Monday, May 11, 2009

spring fever

lime leaf buds rest
in the hanging air
as snowflakes
paused mid-fall,
like balloons
stopped mid-escape.
cashing in on a moment
of god-like indecisiveness.
gladly stuck in the middle
of an itching, yellow summer
and a yawning, blue winter.

Saturday, May 9, 2009


http://www.flickr.com/photos/prettyfnmess

Monday, May 4, 2009

"The World Spins Madly On"

I don’t care if you comment on my blog. I don’t care if you read my blog. (In fact, I am a little embarrassed that I am only now starting a blog, a few years too late in a twitterpated, Twitter-dominated world.)

But I am writing because I have things to share. I have been circling around this world for four years, writing letters, remembering stories, taking pictures, not taking pictures, watching green sunsets, watching badly subtitled American TV, staring at airline puke bags, learning new currencies, accumulating several international numbers, walking colorful mountains, being bad at keeping in touch and panicking on the phone, learning new words and forgetting old ones.
I have had mailing addresses and cell phones in New York, Paris, Idaho, South Korea, Colorado, South Africa, and Toronto. I have celebrated birthdays in creepy Korean amusements parks, on boats off the coast of Africa, and in small Parisian hideaways known only as Chez Alice. I missed my brother’s high school graduation. I allowed a doctor in a hospital with geckos on the wall and a confiscated-gun drawer at check-in to screw my ankle back together. I have worked with kids that give me hope for the world and seen schools that leave me in despair for our future.
And every day, I fall more in love with the world. I learn. I struggle. I watch. I love. I learn more. I listen. I laugh. I often cry. I write it down. I learn even more. And everywhere, it all just keeps going.

The man that stole/ate the cake off my dinner tray somewhere between Johannesburg and London gets off the plane and goes somewhere.
The Canadian immigration guy who performed my very first background check and searched through every single article of anything in my over-packed/expertly-packed suitcases, even my dirty laundry bag (which I managed not to point out until he has were already too deep to turn back) likely performed his next interrogation the very same way.
Today in Cape Town, students at Observatory Junior School are lining up outside the art room, waiting for the doors to their salvation to open; the small “swap” library that allows them to take a single book home, just like they did a couple weeks ago. And every day, hundreds of men, young or old or sick or cold, sit on the side of the street outside of Hout Bay, hoping for even a couple hours worth of work at a dollar an hour.

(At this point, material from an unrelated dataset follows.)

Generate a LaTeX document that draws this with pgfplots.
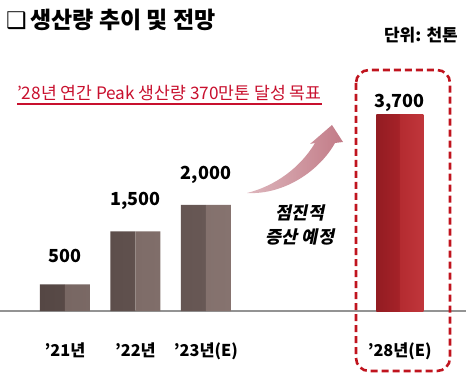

It all just keeps going, big, small, beautiful, ugly. And whether I am here or there or somewhere, that matters only to me. And perhaps to you.
So I will write this blog, like my “big emails”, for all the right reasons; for myself, for posterity’s sake, to someday give it to my someday children, because I need an outlet, because some of this is because of some of you, because I get lonely and this helps take the edge off, because if I can’t always experience it with one of you so then maybe I can share it with all of you, and because the very least I can do in return, in gratitude for the life I have been given, is to pass it on.
I don’t promise to post something every day. I also don’t promise anything will be good or enlightening or witty or beautiful. It will just be what it is from wherever I am.
I recently had a dream where a stranger asked my mom how she continues to let me go. My mom responded, “Because, even if it’s just for a little bit, she always comes back.”